TASK MATERIAL:
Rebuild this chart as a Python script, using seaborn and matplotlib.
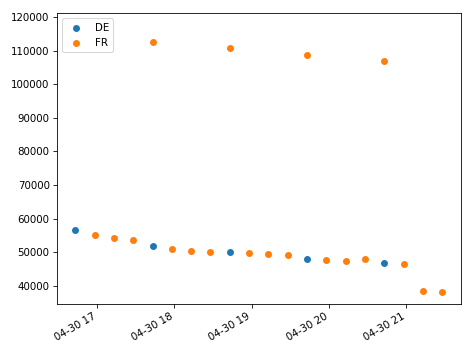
import numpy as np
import pandas as pd
import seaborn as sns
import matplotlib.pyplot as plt


# DE readings (hourly), FR readings (every 15 min)
de_times = ["2021-04-30 16:43", "2021-04-30 17:43", "2021-04-30 18:43",
            "2021-04-30 19:43", "2021-04-30 20:43"]
de_values = [56700, 51900, 50100, 48100, 46800]

fr_times = ["2021-04-30 16:58", "2021-04-30 17:13", "2021-04-30 17:28", "2021-04-30 17:43",
            "2021-04-30 17:58", "2021-04-30 18:13", "2021-04-30 18:28", "2021-04-30 18:43",
            "2021-04-30 18:58", "2021-04-30 19:13", "2021-04-30 19:28", "2021-04-30 19:43",
            "2021-04-30 19:58", "2021-04-30 20:13", "2021-04-30 20:28", "2021-04-30 20:43",
            "2021-04-30 20:58", "2021-04-30 21:13", "2021-04-30 21:28"]
fr_values = [55300, 54400, 53700, 112650,
             51050, 50350, 49950, 110900,
             49900, 49650, 49200, 108700,
             47600, 47400, 47900, 107000,
             46450, 38450, 38250]

de = pd.DataFrame({"time": pd.to_datetime(de_times), "value": de_values})
fr = pd.DataFrame({"time": pd.to_datetime(fr_times), "value": fr_values})

fig, ax = plt.subplots(figsize=(474 / 74, 355 / 74), dpi=74)
sns.scatterplot(data=de, x="time", y="value", color="#1f77b4", s=46, linewidth=0, label="DE", ax=ax)
sns.scatterplot(data=fr, x="time", y="value", color="#ff7f0e", s=46, linewidth=0, label="FR", ax=ax)

ax.set_xlabel("")
ax.set_ylabel("")
ax.set_ylim(34560, 121100)
ax.legend(loc="upper left")
fig.autofmt_xdate()
fig.subplots_adjust(left=0.120, right=0.972, top=0.9625, bottom=0.143)
fig.savefig("out.png", dpi=74)
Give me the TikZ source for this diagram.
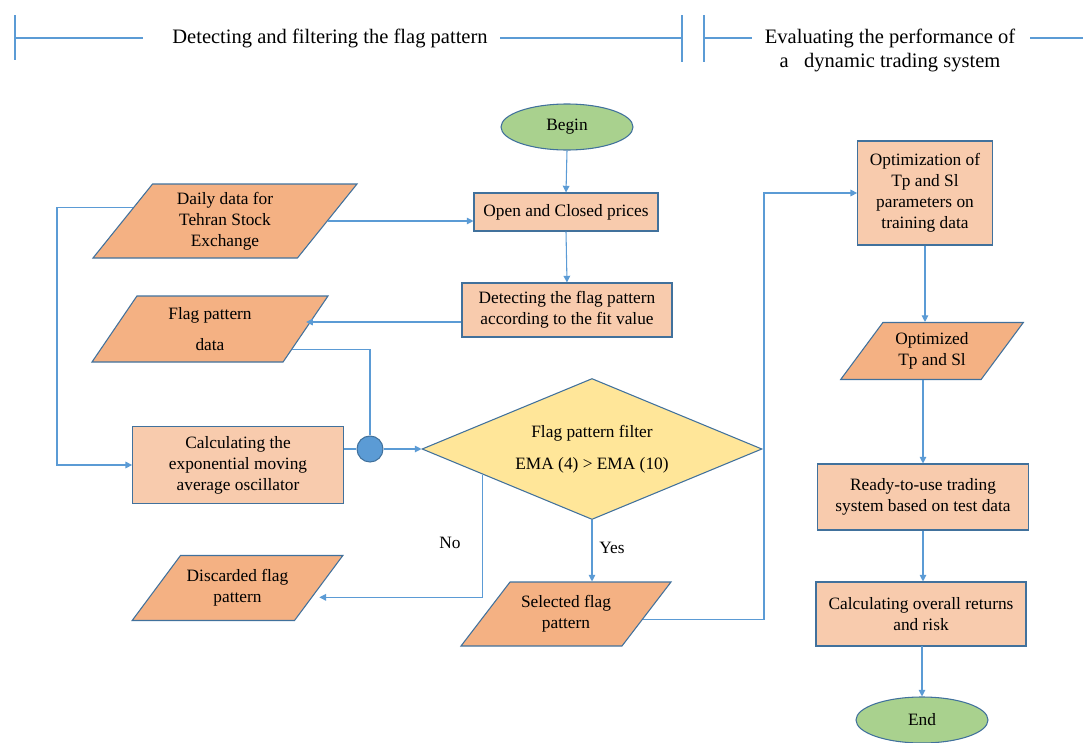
\documentclass[tikz,border=0pt]{standalone}
\usepackage{fontspec}
\setmainfont{Liberation Serif}
\usetikzlibrary{arrows.meta,calc,shapes.geometric}

\definecolor{edgeblue}{HTML}{41719C}
\definecolor{lineblue}{HTML}{5B9BD5}
\definecolor{boxfill}{HTML}{F8CBAD}
\definecolor{iofill}{HTML}{F4B183}
\definecolor{testfill}{HTML}{FFE699}
\definecolor{termfill}{HTML}{A9D18E}

\begin{document}
\begin{tikzpicture}[x=0.75pt,y=-0.75pt,>={Triangle[length=5pt,width=5pt]},
    every node/.style={font=\fontsize{13}{15.75}\selectfont,align=center},
    headtext/.style={font=\fontsize{15.4}{18}\selectfont},
    procbox/.style={draw=edgeblue,line width=.8pt,fill=boxfill,
      rectangle,inner sep=2pt},
    iobox/.style={draw=edgeblue,line width=.8pt,fill=iofill,trapezium,
      trapezium left angle=#1,trapezium right angle=180-#1,
      trapezium stretches body,inner sep=1pt},
    termbox/.style={draw=edgeblue,line width=.8pt,fill=termfill,ellipse,
      minimum width=99pt,minimum height=34.5pt,inner sep=0pt},
    flow/.style={draw=lineblue,line width=.8pt},
    hline/.style={draw=lineblue,line width=.8pt}]
    \useasboundingbox (0,0) rectangle (1083,743);

    % header with the two stages
    \node[headtext] (hdrL) at (330,38) {Detecting and filtering the flag pattern};
    \node[headtext] (hdrR) at (890,50) {Evaluating the performance of\\
      a\ \ \ dynamic trading system};
    \coordinate (tickL) at (15,38);
    \coordinate (tickM1) at (682,38);
    \coordinate (tickM2) at (704,38);
    \draw[hline] (15,15) -- (15,60);
    \draw[hline] (682,15) -- (682,62);
    \draw[hline] (704,15) -- (704,62);
    \draw[hline] (tickL) -- (143,38);
    \draw[hline] (500,38) -- (tickM1);
    \draw[hline] (tickM2) -- (752,38);
    \draw[hline] (1030,38) -- (1083,38);

    % left stage: detection and filter
    \node[termbox] (begin) at (567,127) {Begin};
    \node[procbox,minimum width=138pt,minimum height=28.5pt] (open)
      at (566,212) {Open and Closed prices};
    \node[iobox=45.5,minimum width=198pt,minimum height=55.5pt] (daily)
      at (225,221) {Daily data for\\Tehran Stock\\Exchange};
    \node[procbox,minimum width=157.5pt,minimum height=40.5pt] (detect)
      at (567,310) {Detecting the flag pattern\\according to the fit value};
    \node[iobox=46,minimum width=177pt,minimum height=49.5pt] (flagd)
      at (210,329) {Flag pattern\\[8pt]data};
    \node[procbox,minimum width=158pt,minimum height=57.75pt] (ema)
      at (238,465) {Calculating the\\exponential moving\\average oscillator};
    \node[circle,draw=edgeblue,line width=.8pt,fill=lineblue,
      minimum size=19.5pt,inner sep=0pt] (join) at (370,449) {};
    \node[diamond,draw=edgeblue,line width=.8pt,fill=testfill,
      shape aspect=2.4,inner sep=0pt,minimum width=255pt,
      minimum height=105.75pt] (filter) at (592,449)
      {Flag pattern filter\\[8pt]EMA (4) > EMA (10)};
    \node[iobox=39.3,minimum width=158pt,minimum height=48.75pt] (disc)
      at (237.5,588) {Discarded flag\\pattern};
    \node[iobox=38.9,minimum width=157.5pt,minimum height=48pt] (sel)
      at (566,614) {Selected flag\\pattern};
    \node (no) at (450,543) {No};
    \node (yes) at (612,548) {Yes};

    % right stage: evaluation
    \node[procbox,minimum width=101pt,minimum height=78pt] (opt)
      at (925,193) {Optimization of\\Tp and Sl\\parameters on\\training data};
    \node[iobox=43,minimum width=137pt,minimum height=42.75pt] (optd)
      at (932,351) {Optimized\\Tp and Sl};
    \node[procbox,minimum width=158pt,minimum height=49.5pt] (ready)
      at (923,497) {Ready-to-use trading\\system based on test data};
    \node[procbox,minimum width=157.5pt,minimum height=48pt] (ret)
      at (921,614) {Calculating overall returns\\and risk};
    \node[termbox] (end) at (922,720) {End};

    % connectors
    \coordinate (lbus) at (57,300);
    \coordinate (rbus) at (764,400);
    \draw[flow,->] (begin.south) -- (open.north);
    \draw[flow,->] (daily.east) -- (daily.east -| open.west);
    \draw[flow,->] (open.south) -- (detect.north);
    \draw[flow,->] ([yshift=-9pt]detect.west) -- ([yshift=-9pt]detect.west -| flagd.east);
    \draw[flow] ($(flagd.bottom right corner)!0.2!(flagd.top right corner)$)
      -| (join.north);
    \draw[flow,->] ($(daily.bottom left corner)!0.68!(daily.top left corner)$)
      -| (lbus) |- (ema.west);
    \draw[flow] (join.west -| ema.east) -- (join.west);
    \draw[flow,->] (join.east) -- (filter.west);
    \draw[flow,->] ($(filter.west)!0.36!(filter.south)$)
      |- ([yshift=-7pt]disc.east);
    \draw[flow,->] (filter.south) -- (filter.south |- sel.north);
    \draw[flow,->] ($(sel.bottom right corner)!0.42!(sel.top right corner)$)
      -| (rbus) |- (opt.west);
    \draw[flow,->] (opt.south) -- (opt.south |- optd.north);
    \draw[flow,->] (ready.north |- optd.south) -- (ready.north);
    \draw[flow,->] (ready.south) -- (ready.south |- ret.north);
    \draw[flow,->] (ret.south) -- (ret.south -| end.north) -- (end.north);
  \end{tikzpicture}
\end{document}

WHAT YOU NEED TO DO: Check the records above line by line and tally those holding the string "seaborn". Answer with the number only.

RESULT OF THE TASK: 2